A flag value of 1 in the figure indicates good values. \
(n= {str(len(leuser_gdf.index))}, {len(leuser_gdf[leuser_gdf['agbd'].isnull()].index)} \
with agbd fill values)
''')
# labels
ax.set_ylabel("flags")
ax2.set_ylabel(ylabel)
plt.show()

../_images/f5dbd8813dbbfd45c49d6e35d7ef767ad1d69cb92deee017717ca33de458be62.png

The algorithm_run_flag set is set to 1 when the shot quality is good to run the GEDIL4_A algorithm. When the algorithm is not run for the shot (indicated by algorithm_run_flag=0), all the AGBD variables will be set to the fill values (-9999). The l2_quality_flag identifies shots with good GEDI L2A quality metrics for the prediction of AGBD. The l4_quality_flag identifies shots that are representative of the applied AGBD models. Let’s apply both l2_quality_flag and l4_quality_flag to the dataframe.

qidx = (leuser_gdf['l2_quality_flag'] == 1) & (leuser_gdf['l4_quality_flag'] == 1)
leuser_gdf = leuser_gdf[qidx]

# close the GEDI L4A HDF file
hf.close()

Now, the dataframe leuser_gdf contains all the rows where both l2_quality_flag and l4_quality_flag filters are applied.

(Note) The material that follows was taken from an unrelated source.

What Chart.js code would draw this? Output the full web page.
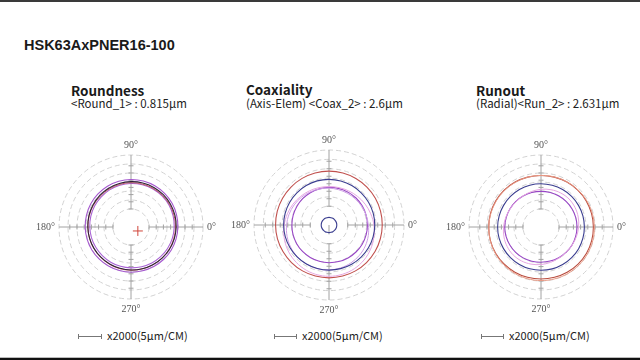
<!DOCTYPE html>
<html>
<head>
<meta charset="utf-8">
<script src="https://cdn.jsdelivr.net/npm/chart.js@4.4.1/dist/chart.umd.min.js"></script>
<style>
  html, body { margin: 0; padding: 0; background: #fff; }
  body { width: 640px; height: 360px; position: relative; overflow: hidden; }
  .edge-top { position: absolute; left: 0; top: 0; width: 640px; height: 2px; background: #3a3a3a; }
  .edge-bot { position: absolute; left: 0; top: 357px; width: 640px; height: 3px; background: #111; border-top: 1px solid #bbb; }
  .t { position: absolute; white-space: nowrap; color: #1a1a1a; }
  .main { left: 24px; top: 36px; font: bold 14.5px/18px "Liberation Sans", Arial, sans-serif; }
  .head { font: 600 13.5px/16px "Noto Sans CJK SC", "Noto Sans", sans-serif; }
  .sub { font: 400 11.5px/14px "Noto Sans CJK SC", "Noto Sans", sans-serif; color: #222; }
  .scale { font: 400 11px/14px "Noto Sans CJK SC", "Noto Sans", sans-serif; color: #222; }
  .bar { position: absolute; height: 0; border-top: 1px solid #777; }
  .bar::before, .bar::after { content: ""; position: absolute; top: -3px; width: 0; height: 5px; border-left: 1px solid #777; }
  .bar::before { left: 0; }
  .bar::after { right: 0; }
  canvas { position: absolute; }
</style>
</head>
<body>
<div class="edge-top"></div>
<div class="edge-bot"></div>

<div class="t main">HSK63AxPNER16-100</div>

<div class="t head" style="left:71px;top:82px">Roundness</div>
<div class="t sub" style="left:71px;top:96px">&lt;Round_1&gt; : 0.815μm</div>
<div class="t head" style="left:246px;top:81px">Coaxiality</div>
<div class="t sub" style="left:246px;top:96px">(Axis-Elem) &lt;Coax_2&gt; : 2.6μm</div>
<div class="t head" style="left:476px;top:82px">Runout</div>
<div class="t sub" style="left:476px;top:96px">(Radial)&lt;Run_2&gt; : 2.631μm</div>

<canvas id="c1" width="190" height="190" style="left:31px;top:132px"></canvas>
<canvas id="c2" width="196" height="196" style="left:226px;top:127px"></canvas>
<canvas id="c3" width="190" height="190" style="left:441px;top:132px"></canvas>

<div class="bar" style="left:78px;top:336px;width:24px"></div>
<div class="t scale" style="left:107px;top:328px">x2000(5μm/CM)</div>
<div class="bar" style="left:274px;top:336px;width:23px"></div>
<div class="t scale" style="left:302px;top:328px">x2000(5μm/CM)</div>
<div class="bar" style="left:481px;top:336px;width:23px"></div>
<div class="t scale" style="left:509px;top:328px">x2000(5μm/CM)</div>

<script>
// angles in degrees, counter-clockwise from 0° (right), 90° at the top
const angles = [0, 15, 30, 45, 60, 75, 90, 105, 120, 135, 150, 165,
                180, 195, 210, 225, 240, 255, 270, 285, 300, 315, 330, 345];
const axisLabels = [0, 90, 180, 270];

// radius values (scale units, 8 = outer ring), one per angle above
// Roundness
const roundOuter = [5.21, 5.24, 5.27, 5.28, 5.29, 5.29, 5.28, 5.26, 5.23, 5.19, 5.16, 5.12,
                    5.09, 5.06, 5.04, 5.02, 5.01, 5.01, 5.02, 5.04, 5.07, 5.11, 5.15, 5.18];
const roundDark  = [5.02, 5.05, 5.07, 5.08, 5.08, 5.07, 5.04, 5.01, 4.97, 4.93, 4.88, 4.84,
                    4.80, 4.77, 4.75, 4.74, 4.74, 4.75, 4.78, 4.81, 4.85, 4.89, 4.94, 4.98];
const roundRed   = [4.94, 4.95, 4.96, 4.95, 4.94, 4.93, 4.92, 4.89, 4.87, 4.84, 4.82, 4.80,
                    4.78, 4.77, 4.77, 4.77, 4.78, 4.79, 4.80, 4.82, 4.85, 4.87, 4.90, 4.92];
const roundInner = [4.80, 4.84, 4.87, 4.88, 4.88, 4.86, 4.84, 4.80, 4.76, 4.71, 4.67, 4.62,
                    4.58, 4.55, 4.52, 4.51, 4.51, 4.52, 4.54, 4.57, 4.62, 4.66, 4.71, 4.76];
const roundCenter = [null, null, null, null, null, null, null, null, null, null, null, null,
                     null, null, null, null, null, null, null, null, null, null, 0.88, null];

// Coaxiality
const coaxRed    = [5.68, 5.69, 5.71, 5.72, 5.73, 5.74, 5.75, 5.75, 5.74, 5.73, 5.72, 5.71,
                    5.70, 5.69, 5.67, 5.66, 5.65, 5.64, 5.64, 5.64, 5.65, 5.66, 5.67, 5.67];
const coaxNavy   = [4.88, 4.88, 4.87, 4.86, 4.86, 4.86, 4.87, 4.87, 4.86, 4.85, 4.84, 4.84,
                    4.84, 4.83, 4.82, 4.81, 4.81, 4.81, 4.81, 4.82, 4.84, 4.85, 4.86, 4.87];
const coaxPurple = [4.10, 4.10, 4.09, 4.07, 4.05, 4.03, 4.01, 3.99, 3.98, 3.97, 3.96, 3.96,
                    3.96, 3.97, 3.98, 3.99, 4.00, 4.01, 4.02, 4.04, 4.06, 4.07, 4.09, 4.10];
const coaxPink   = [4.79, 4.61, 4.45, 4.31, 4.20, 4.13, 4.10, 4.13, 4.20, 4.30, 4.44, 4.60,
                    4.78, 4.96, 5.13, 5.27, 5.38, 5.45, 5.47, 5.45, 5.39, 5.28, 5.13, 4.96];
const coaxLilac  = [4.20, 4.10, 4.01, 3.95, 3.91, 3.90, 3.93, 3.98, 4.06, 4.17, 4.29, 4.41,
                    4.52, 4.63, 4.72, 4.78, 4.81, 4.82, 4.79, 4.74, 4.67, 4.58, 4.47, 4.34];
const coaxAxis   = [0.83, 0.83, 0.82, 0.82, 0.82, 0.81, 0.81, 0.81, 0.82, 0.82, 0.83, 0.83,
                    0.83, 0.83, 0.82, 0.82, 0.82, 0.81, 0.81, 0.81, 0.82, 0.82, 0.83, 0.83];

// Runout
const runRed     = [5.82, 5.81, 5.80, 5.78, 5.76, 5.74, 5.73, 5.74, 5.76, 5.78, 5.80, 5.81,
                    5.81, 5.82, 5.82, 5.81, 5.80, 5.79, 5.78, 5.79, 5.81, 5.83, 5.84, 5.83];
const runOrange  = [5.93, 5.90, 5.86, 5.82, 5.78, 5.75, 5.73, 5.72, 5.72, 5.73, 5.75, 5.77,
                    5.80, 5.83, 5.86, 5.89, 5.92, 5.94, 5.95, 5.96, 5.97, 5.97, 5.96, 5.95];
const runNavy    = [4.82, 4.82, 4.81, 4.81, 4.80, 4.80, 4.81, 4.81, 4.80, 4.80, 4.80, 4.81,
                    4.82, 4.82, 4.81, 4.80, 4.80, 4.81, 4.81, 4.82, 4.82, 4.82, 4.83, 4.82];
const runPurple  = [4.00, 4.00, 3.99, 3.98, 3.97, 3.96, 3.96, 3.96, 3.97, 3.98, 3.99, 4.01,
                    4.03, 4.02, 4.00, 3.98, 3.96, 3.93, 3.91, 3.92, 3.94, 3.96, 3.98, 3.99];
const runPink    = [4.18, 4.28, 4.36, 4.40, 4.37, 4.29, 4.19, 4.08, 3.99, 3.95, 3.98, 4.06,
                    4.16, 4.26, 4.34, 4.38, 4.35, 4.27, 4.17, 4.07, 3.99, 3.96, 4.00, 4.08];

const scaleMax = 8;
const axisFrom = 2;

// radar runs clockwise from the first label, so reorder counter-clockwise lists
function cw(arr) { return [arr[0]].concat(arr.slice(1).reverse()); }

const crossAxes = {
  id: 'crossAxes',
  beforeDatasetsDraw(chart, args, opts) {
    const r = chart.scales.r;
    const ctx = chart.ctx;
    const d0 = r.getDistanceFromCenterForValue(axisFrom);
    const d1 = r.getDistanceFromCenterForValue(scaleMax);
    ctx.save();
    ctx.strokeStyle = '#a2a2a2';
    ctx.lineWidth = 1;
    ctx.beginPath();
    axisLabels.forEach(deg => {
      const a = -deg * Math.PI / 180;
      const c = Math.cos(a), s = Math.sin(a);
      ctx.moveTo(r.xCenter + c * d0, r.yCenter + s * d0);
      ctx.lineTo(r.xCenter + c * d1, r.yCenter + s * d1);
      for (let v = axisFrom; v <= scaleMax - 0.5; v += 0.8) {
        const d = r.getDistanceFromCenterForValue(v);
        const x = r.xCenter + c * d, y = r.yCenter + s * d;
        ctx.moveTo(x - s * 2.5, y + c * 2.5);
        ctx.lineTo(x + s * 2.5, y - c * 2.5);
      }
    });
    if (opts.stem) {
      const d = r.getDistanceFromCenterForValue(opts.stem);
      ctx.moveTo(r.xCenter, r.yCenter);
      ctx.lineTo(r.xCenter, r.yCenter + d);
    }
    ctx.stroke();
    ctx.restore();
  }
};

function line(data, color, width) {
  return {
    data: cw(data), borderColor: color, borderWidth: width || 1.1,
    fill: false, pointRadius: 0, pointHoverRadius: 0, tension: 0.35
  };
}

function makeChart(id, datasets, stem) {
  new Chart(document.getElementById(id), {
    type: 'radar',
    data: { labels: cw(angles), datasets: datasets },
    options: {
      responsive: false,
      animation: false,
      events: [],
      layout: { padding: 0 },
      plugins: { legend: { display: false }, tooltip: { enabled: false }, crossAxes: { stem: stem } },
      scales: {
        r: {
          min: 0, max: scaleMax, startAngle: 90,
          ticks: { display: false, stepSize: 1 },
          grid: {
            circular: true, lineWidth: 1,
            color: ctx => (ctx.tick && ctx.tick.value >= axisFrom) ? '#d2d2d2' : 'transparent'
          },
          border: { dash: [5, 3] },
          angleLines: { display: false },
          pointLabels: {
            display: true, padding: 4, color: '#555',
            font: { family: '"Liberation Serif", "DejaVu Serif", serif', size: 10 },
            callback: v => axisLabels.includes(v) ? v + '°' : ''
          }
        }
      }
    },
    plugins: [crossAxes]
  });
}

makeChart('c1', [
  line(roundOuter, '#a557cf'),
  line(roundDark, '#2e1f3a'),
  line(roundRed, '#c0504d', 0.9),
  line(roundInner, '#a862d4'),
  { data: cw(roundCenter), showLine: false, pointStyle: 'cross', pointRadius: 5,
    pointBorderColor: '#d0463a', pointBorderWidth: 1, pointHoverRadius: 0 }
]);

makeChart('c2', [
  line(coaxRed, '#c0504d'),
  line(coaxNavy, '#3a3d8f'),
  line(coaxPink, '#e6a6e2', 1),
  line(coaxLilac, '#cf9fe6', 1),
  line(coaxPurple, '#9846c6'),
  line(coaxAxis, '#3a3d8f')
], 1);

makeChart('c3', [
  line(runOrange, '#e89a85', 1),
  line(runRed, '#b94d3f'),
  line(runNavy, '#3a3d8f'),
  line(runPink, '#e6a6e2', 1),
  line(runPurple, '#9846c6')
]);
</script>
</body>
</html>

Refer to the GEDI L4A ATBD and GEDI L4A Common Queries documents for more details about the quality flags.

11. Final Note#

As we saw in this tutorial, in addition to AGBD estimates, a GEDI L4A file has information about predictor variables from the lower level GEDI products and other associated variables derived from multiple sensors such as MODIS, VIIRS, TanDEM-X, and Landsat, among others. GEDI generates ~15-16 orbits each day. GEDI is still collecting data every day and will do so for the next few years, which is an immense amount of data at our hands.

References#

[1]

R.O. Dubayah, J. Armston, J.R. Kellner, L. Duncanson, S.P. Healey, P.L. Patterson, S. Hancock, H. Tang, J. Bruening, M.A. Hofton, J.B. Blair, and S.B. Luthcke. GEDI L4A Footprint Level Aboveground Biomass Density, Version 2.1. 2022. doi:10.3334/ORNLDAAC/2056.

[2]

J.R. Kellner, J. Armston, and L. Duncanson. Algorithm theoretical basis document for GEDI footprint aboveground biomass density. Earth and Space Science, 9:e2022EA002516, 2022. doi:10.1029/2022EA002516.